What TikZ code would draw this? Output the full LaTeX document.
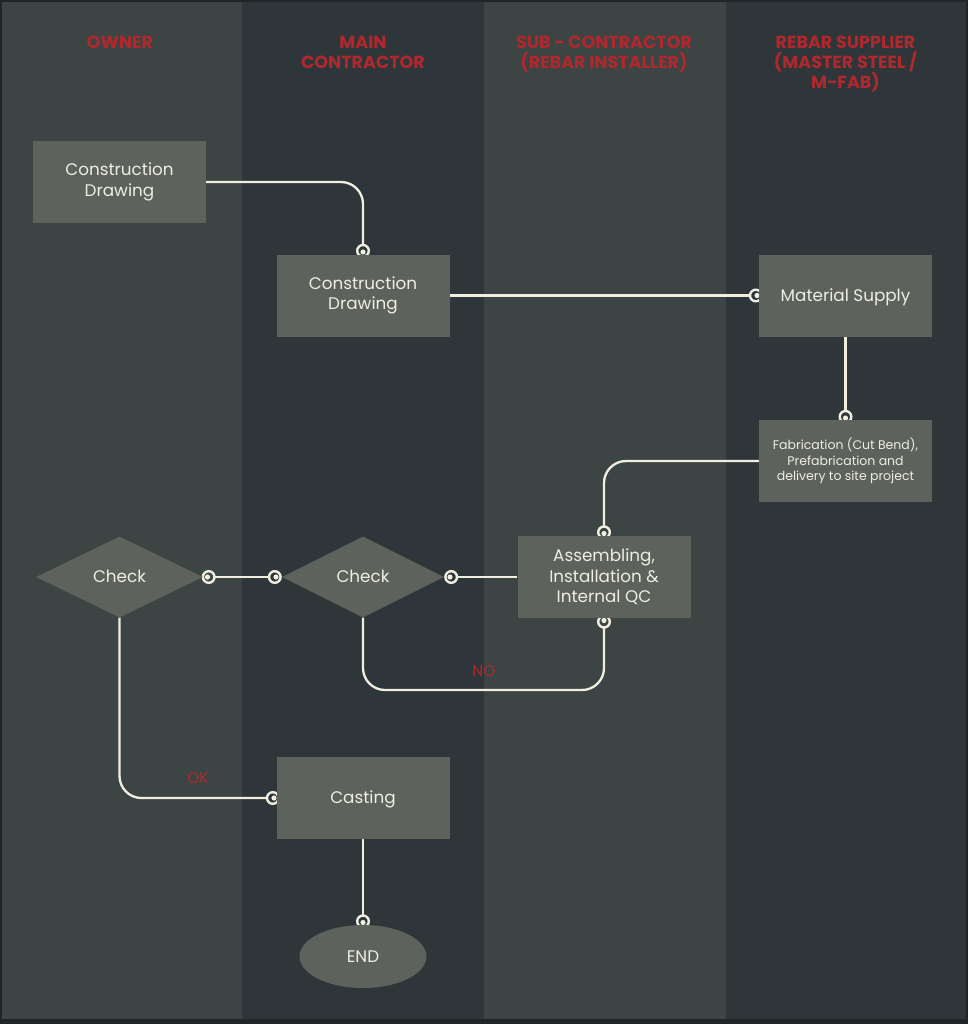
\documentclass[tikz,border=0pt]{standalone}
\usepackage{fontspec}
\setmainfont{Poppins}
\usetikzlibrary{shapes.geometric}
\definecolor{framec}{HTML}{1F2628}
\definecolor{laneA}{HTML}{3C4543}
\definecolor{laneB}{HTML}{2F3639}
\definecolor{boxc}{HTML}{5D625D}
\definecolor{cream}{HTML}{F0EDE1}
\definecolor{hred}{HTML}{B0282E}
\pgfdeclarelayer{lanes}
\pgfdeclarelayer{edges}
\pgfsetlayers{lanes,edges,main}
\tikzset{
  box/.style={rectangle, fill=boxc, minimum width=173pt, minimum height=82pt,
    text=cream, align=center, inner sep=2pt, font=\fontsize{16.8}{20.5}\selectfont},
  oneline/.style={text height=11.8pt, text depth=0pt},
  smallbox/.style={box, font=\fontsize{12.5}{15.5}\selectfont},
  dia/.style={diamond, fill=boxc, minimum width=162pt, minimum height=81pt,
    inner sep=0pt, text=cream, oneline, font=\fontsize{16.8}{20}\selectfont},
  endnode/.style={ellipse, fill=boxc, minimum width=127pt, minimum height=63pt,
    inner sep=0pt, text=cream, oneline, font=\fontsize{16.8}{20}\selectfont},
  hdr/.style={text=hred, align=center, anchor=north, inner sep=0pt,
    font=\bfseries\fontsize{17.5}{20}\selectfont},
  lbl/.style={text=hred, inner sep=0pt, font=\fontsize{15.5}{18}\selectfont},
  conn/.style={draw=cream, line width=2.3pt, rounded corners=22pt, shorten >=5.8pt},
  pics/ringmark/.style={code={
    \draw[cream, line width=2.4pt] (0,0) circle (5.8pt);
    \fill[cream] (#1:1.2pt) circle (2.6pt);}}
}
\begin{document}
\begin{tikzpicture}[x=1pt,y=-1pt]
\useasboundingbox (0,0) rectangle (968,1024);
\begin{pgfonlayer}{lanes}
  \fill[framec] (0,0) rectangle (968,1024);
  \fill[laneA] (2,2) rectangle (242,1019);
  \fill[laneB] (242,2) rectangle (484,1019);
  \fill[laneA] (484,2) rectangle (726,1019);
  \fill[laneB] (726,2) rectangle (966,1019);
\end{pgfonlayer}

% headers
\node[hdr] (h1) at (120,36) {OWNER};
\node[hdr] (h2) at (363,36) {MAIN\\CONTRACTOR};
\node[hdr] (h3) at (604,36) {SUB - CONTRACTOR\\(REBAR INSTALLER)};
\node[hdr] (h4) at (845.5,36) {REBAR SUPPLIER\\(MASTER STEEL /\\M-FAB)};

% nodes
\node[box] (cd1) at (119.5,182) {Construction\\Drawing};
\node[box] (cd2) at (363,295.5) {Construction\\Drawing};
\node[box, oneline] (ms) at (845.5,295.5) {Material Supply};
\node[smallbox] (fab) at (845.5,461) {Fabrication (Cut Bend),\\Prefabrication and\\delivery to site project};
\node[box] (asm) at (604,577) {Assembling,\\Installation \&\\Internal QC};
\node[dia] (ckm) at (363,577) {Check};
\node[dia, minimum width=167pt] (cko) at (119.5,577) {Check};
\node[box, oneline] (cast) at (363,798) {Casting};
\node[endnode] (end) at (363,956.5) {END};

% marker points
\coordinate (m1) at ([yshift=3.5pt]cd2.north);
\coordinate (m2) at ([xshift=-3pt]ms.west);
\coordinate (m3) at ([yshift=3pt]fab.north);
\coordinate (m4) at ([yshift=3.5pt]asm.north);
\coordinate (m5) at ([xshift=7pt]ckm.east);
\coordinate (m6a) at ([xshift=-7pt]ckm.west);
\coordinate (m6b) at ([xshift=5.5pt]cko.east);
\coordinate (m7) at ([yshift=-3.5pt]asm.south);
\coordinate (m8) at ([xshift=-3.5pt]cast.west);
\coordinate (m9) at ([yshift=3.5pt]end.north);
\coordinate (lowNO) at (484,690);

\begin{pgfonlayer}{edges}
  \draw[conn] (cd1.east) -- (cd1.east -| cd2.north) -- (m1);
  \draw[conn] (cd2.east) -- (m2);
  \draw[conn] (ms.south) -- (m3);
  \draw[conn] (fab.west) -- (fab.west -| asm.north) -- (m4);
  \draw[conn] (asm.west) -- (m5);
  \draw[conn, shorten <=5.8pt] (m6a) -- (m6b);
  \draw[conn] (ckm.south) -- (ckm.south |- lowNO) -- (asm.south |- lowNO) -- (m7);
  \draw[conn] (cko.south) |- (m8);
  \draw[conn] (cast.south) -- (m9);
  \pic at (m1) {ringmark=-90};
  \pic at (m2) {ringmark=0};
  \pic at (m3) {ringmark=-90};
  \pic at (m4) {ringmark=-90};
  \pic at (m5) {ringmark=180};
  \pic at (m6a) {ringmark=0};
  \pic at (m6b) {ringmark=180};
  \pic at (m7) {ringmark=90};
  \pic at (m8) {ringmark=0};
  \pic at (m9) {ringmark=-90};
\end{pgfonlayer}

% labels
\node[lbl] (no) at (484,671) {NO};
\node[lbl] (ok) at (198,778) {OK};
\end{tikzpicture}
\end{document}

━━━━━━━━━━━━━━━━━━━━━━━━━━━━━━

Omit each picture, then return all of the listing exactly as it stands.

What TikZ code would draw this? Output the full LaTeX document.
\documentclass[tikz,border=0pt]{standalone}
\usepackage{fontspec}
\setmainfont{Poppins}
\usetikzlibrary{shapes.geometric}
\definecolor{framec}{HTML}{1F2628}
\definecolor{laneA}{HTML}{3C4543}
\definecolor{laneB}{HTML}{2F3639}
\definecolor{boxc}{HTML}{5D625D}
\definecolor{cream}{HTML}{F0EDE1}
\definecolor{hred}{HTML}{B0282E}
\pgfdeclarelayer{lanes}
\pgfdeclarelayer{edges}
\pgfsetlayers{lanes,edges,main}
\tikzset{
  box/.style={rectangle, fill=boxc, minimum width=173pt, minimum height=82pt,
    text=cream, align=center, inner sep=2pt, font=\fontsize{16.8}{20.5}\selectfont},
  oneline/.style={text height=11.8pt, text depth=0pt},
  smallbox/.style={box, font=\fontsize{12.5}{15.5}\selectfont},
  dia/.style={diamond, fill=boxc, minimum width=162pt, minimum height=81pt,
    inner sep=0pt, text=cream, oneline, font=\fontsize{16.8}{20}\selectfont},
  endnode/.style={ellipse, fill=boxc, minimum width=127pt, minimum height=63pt,
    inner sep=0pt, text=cream, oneline, font=\fontsize{16.8}{20}\selectfont},
  hdr/.style={text=hred, align=center, anchor=north, inner sep=0pt,
    font=\bfseries\fontsize{17.5}{20}\selectfont},
  lbl/.style={text=hred, inner sep=0pt, font=\fontsize{15.5}{18}\selectfont},
  conn/.style={draw=cream, line width=2.3pt, rounded corners=22pt, shorten >=5.8pt},
  pics/ringmark/.style={code={
    \draw[cream, line width=2.4pt] (0,0) circle (5.8pt);
    \fill[cream] (#1:1.2pt) circle (2.6pt);}}
}
\begin{document}
\begin{tikzpicture}[x=1pt,y=-1pt]
\useasboundingbox (0,0) rectangle (968,1024);
\begin{pgfonlayer}{lanes}
  \fill[framec] (0,0) rectangle (968,1024);
  \fill[laneA] (2,2) rectangle (242,1019);
  \fill[laneB] (242,2) rectangle (484,1019);
  \fill[laneA] (484,2) rectangle (726,1019);
  \fill[laneB] (726,2) rectangle (966,1019);
\end{pgfonlayer}

% headers
\node[hdr] (h1) at (120,36) {OWNER};
\node[hdr] (h2) at (363,36) {MAIN\\CONTRACTOR};
\node[hdr] (h3) at (604,36) {SUB - CONTRACTOR\\(REBAR INSTALLER)};
\node[hdr] (h4) at (845.5,36) {REBAR SUPPLIER\\(MASTER STEEL /\\M-FAB)};

% nodes
\node[box] (cd1) at (119.5,182) {Construction\\Drawing};
\node[box] (cd2) at (363,295.5) {Construction\\Drawing};
\node[box, oneline] (ms) at (845.5,295.5) {Material Supply};
\node[smallbox] (fab) at (845.5,461) {Fabrication (Cut Bend),\\Prefabrication and\\delivery to site project};
\node[box] (asm) at (604,577) {Assembling,\\Installation \&\\Internal QC};
\node[dia] (ckm) at (363,577) {Check};
\node[dia, minimum width=167pt] (cko) at (119.5,577) {Check};
\node[box, oneline] (cast) at (363,798) {Casting};
\node[endnode] (end) at (363,956.5) {END};

% marker points
\coordinate (m1) at ([yshift=3.5pt]cd2.north);
\coordinate (m2) at ([xshift=-3pt]ms.west);
\coordinate (m3) at ([yshift=3pt]fab.north);
\coordinate (m4) at ([yshift=3.5pt]asm.north);
\coordinate (m5) at ([xshift=7pt]ckm.east);
\coordinate (m6a) at ([xshift=-7pt]ckm.west);
\coordinate (m6b) at ([xshift=5.5pt]cko.east);
\coordinate (m7) at ([yshift=-3.5pt]asm.south);
\coordinate (m8) at ([xshift=-3.5pt]cast.west);
\coordinate (m9) at ([yshift=3.5pt]end.north);
\coordinate (lowNO) at (484,690);

\begin{pgfonlayer}{edges}
  \draw[conn] (cd1.east) -- (cd1.east -| cd2.north) -- (m1);
  \draw[conn] (cd2.east) -- (m2);
  \draw[conn] (ms.south) -- (m3);
  \draw[conn] (fab.west) -- (fab.west -| asm.north) -- (m4);
  \draw[conn] (asm.west) -- (m5);
  \draw[conn, shorten <=5.8pt] (m6a) -- (m6b);
  \draw[conn] (ckm.south) -- (ckm.south |- lowNO) -- (asm.south |- lowNO) -- (m7);
  \draw[conn] (cko.south) |- (m8);
  \draw[conn] (cast.south) -- (m9);
  \pic at (m1) {ringmark=-90};
  \pic at (m2) {ringmark=0};
  \pic at (m3) {ringmark=-90};
  \pic at (m4) {ringmark=-90};
  \pic at (m5) {ringmark=180};
  \pic at (m6a) {ringmark=0};
  \pic at (m6b) {ringmark=180};
  \pic at (m7) {ringmark=90};
  \pic at (m8) {ringmark=0};
  \pic at (m9) {ringmark=-90};
\end{pgfonlayer}

% labels
\node[lbl] (no) at (484,671) {NO};
\node[lbl] (ok) at (198,778) {OK};
\end{tikzpicture}
\end{document}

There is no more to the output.